• _REQUEST_
Scan the material below for the string "this", and copy every line where it shows up.

(Plotting code records)
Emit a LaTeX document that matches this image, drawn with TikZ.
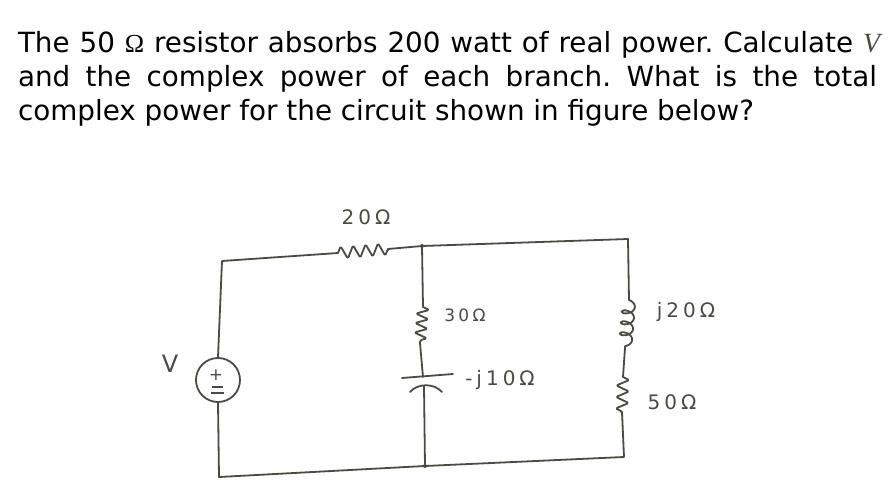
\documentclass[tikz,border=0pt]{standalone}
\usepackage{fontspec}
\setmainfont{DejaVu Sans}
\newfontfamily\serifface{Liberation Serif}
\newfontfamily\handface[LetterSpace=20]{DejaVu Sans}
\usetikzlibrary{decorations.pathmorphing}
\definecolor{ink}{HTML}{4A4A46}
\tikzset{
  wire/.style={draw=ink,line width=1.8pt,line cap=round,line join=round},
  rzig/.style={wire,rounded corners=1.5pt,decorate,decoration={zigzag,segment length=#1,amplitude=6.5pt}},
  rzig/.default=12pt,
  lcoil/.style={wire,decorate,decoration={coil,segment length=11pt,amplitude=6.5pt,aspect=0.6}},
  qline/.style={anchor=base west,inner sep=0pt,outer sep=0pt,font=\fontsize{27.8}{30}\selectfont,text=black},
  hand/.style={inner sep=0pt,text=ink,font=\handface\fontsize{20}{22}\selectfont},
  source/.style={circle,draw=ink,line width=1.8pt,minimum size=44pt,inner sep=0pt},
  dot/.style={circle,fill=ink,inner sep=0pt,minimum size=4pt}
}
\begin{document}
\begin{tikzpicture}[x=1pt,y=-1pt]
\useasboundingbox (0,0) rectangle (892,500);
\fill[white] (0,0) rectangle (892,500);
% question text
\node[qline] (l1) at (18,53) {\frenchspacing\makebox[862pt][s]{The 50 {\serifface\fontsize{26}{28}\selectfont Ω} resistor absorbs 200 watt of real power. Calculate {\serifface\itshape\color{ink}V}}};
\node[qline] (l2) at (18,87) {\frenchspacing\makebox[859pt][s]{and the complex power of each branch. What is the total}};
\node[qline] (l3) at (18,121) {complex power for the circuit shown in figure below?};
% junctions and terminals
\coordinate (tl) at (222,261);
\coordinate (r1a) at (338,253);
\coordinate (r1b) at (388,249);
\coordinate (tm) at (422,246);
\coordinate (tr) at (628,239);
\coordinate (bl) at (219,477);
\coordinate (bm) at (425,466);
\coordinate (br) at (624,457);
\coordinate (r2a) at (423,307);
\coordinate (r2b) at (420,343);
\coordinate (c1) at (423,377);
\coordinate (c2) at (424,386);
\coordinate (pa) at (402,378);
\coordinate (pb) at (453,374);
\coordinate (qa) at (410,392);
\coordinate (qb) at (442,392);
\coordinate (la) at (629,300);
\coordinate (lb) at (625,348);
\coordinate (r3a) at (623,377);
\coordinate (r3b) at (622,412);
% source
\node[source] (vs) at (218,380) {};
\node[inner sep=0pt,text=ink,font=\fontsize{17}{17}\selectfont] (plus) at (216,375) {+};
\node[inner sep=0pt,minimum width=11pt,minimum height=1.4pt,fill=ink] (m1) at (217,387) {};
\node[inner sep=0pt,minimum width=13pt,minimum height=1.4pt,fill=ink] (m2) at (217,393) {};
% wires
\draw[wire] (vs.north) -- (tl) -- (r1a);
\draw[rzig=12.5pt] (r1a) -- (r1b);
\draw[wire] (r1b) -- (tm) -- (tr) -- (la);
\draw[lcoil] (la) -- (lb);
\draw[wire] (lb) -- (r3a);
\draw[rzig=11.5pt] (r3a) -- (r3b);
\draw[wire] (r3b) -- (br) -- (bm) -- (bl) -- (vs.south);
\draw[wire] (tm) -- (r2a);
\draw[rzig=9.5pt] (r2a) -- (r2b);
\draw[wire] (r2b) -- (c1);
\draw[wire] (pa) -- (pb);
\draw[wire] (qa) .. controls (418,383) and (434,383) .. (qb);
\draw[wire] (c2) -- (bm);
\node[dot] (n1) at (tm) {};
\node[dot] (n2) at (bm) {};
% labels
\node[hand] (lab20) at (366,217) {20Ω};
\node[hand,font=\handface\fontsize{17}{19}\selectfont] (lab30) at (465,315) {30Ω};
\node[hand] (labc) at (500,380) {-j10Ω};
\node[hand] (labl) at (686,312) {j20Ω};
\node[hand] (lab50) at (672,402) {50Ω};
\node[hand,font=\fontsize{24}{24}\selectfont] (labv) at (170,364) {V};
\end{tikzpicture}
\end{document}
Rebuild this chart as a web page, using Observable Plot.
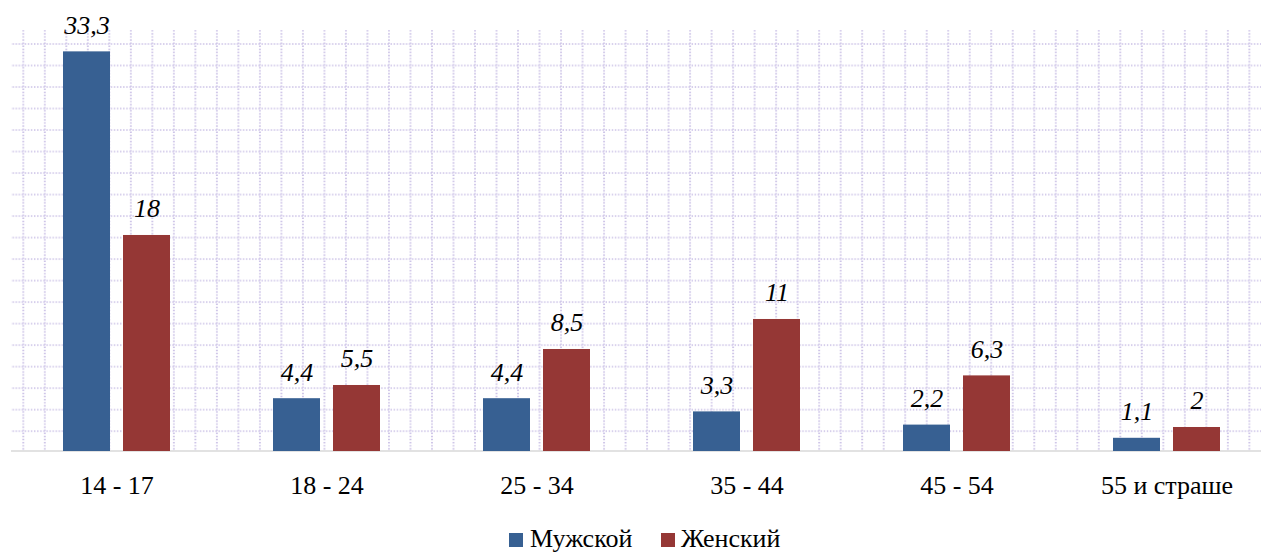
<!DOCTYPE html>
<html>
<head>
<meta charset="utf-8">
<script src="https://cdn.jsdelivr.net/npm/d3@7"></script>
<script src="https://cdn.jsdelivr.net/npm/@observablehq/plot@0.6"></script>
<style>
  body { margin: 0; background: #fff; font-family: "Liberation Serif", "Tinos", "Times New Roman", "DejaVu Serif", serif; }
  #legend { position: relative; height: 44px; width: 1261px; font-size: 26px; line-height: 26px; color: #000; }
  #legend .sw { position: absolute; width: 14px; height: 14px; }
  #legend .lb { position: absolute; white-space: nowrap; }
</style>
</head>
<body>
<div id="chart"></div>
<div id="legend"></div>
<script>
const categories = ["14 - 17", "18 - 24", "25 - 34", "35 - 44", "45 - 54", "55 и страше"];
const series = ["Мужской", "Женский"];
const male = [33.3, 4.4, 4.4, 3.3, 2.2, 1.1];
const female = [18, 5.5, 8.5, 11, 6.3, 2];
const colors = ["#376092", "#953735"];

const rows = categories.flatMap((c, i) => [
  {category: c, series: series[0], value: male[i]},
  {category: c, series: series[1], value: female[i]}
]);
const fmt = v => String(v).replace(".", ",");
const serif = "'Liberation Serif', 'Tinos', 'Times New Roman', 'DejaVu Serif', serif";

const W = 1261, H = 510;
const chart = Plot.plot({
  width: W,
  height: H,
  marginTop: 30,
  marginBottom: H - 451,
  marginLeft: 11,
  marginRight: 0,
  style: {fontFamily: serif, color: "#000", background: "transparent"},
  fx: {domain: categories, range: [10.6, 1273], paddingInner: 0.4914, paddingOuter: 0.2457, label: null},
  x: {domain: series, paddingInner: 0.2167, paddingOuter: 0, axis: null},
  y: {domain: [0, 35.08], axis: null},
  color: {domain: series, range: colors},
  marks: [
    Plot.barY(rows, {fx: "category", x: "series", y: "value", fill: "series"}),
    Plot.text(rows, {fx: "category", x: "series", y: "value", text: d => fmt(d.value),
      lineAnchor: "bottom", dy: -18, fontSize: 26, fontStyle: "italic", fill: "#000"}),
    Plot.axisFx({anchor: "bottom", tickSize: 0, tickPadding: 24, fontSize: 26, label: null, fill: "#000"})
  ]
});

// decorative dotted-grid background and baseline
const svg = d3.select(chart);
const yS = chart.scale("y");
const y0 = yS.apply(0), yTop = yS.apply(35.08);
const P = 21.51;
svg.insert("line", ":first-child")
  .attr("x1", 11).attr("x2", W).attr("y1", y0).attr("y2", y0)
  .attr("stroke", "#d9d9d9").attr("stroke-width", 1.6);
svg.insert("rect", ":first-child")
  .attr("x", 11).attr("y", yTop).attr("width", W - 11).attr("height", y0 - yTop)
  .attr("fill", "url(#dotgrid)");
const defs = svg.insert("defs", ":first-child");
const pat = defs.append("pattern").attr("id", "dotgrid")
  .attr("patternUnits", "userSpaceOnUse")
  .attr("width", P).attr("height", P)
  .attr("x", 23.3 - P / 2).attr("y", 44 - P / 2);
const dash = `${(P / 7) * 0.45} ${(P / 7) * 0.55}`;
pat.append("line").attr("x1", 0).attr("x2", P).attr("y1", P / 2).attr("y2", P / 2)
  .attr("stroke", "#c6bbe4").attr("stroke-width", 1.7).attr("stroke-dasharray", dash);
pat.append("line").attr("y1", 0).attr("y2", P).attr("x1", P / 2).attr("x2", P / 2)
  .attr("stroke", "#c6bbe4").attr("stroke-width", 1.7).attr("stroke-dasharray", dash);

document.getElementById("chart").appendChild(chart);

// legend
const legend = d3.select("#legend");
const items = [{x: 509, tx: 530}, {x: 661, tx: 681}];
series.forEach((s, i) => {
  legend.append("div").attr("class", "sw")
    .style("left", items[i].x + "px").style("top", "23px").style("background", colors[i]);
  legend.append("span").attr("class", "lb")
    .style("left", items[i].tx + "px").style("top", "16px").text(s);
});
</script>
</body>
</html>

• _SOLUTION TO THE PROBLEM_
Emit a LaTeX document that matches this image, drawn with TikZ.
Rebuild this chart as a web page, using Observable Plot.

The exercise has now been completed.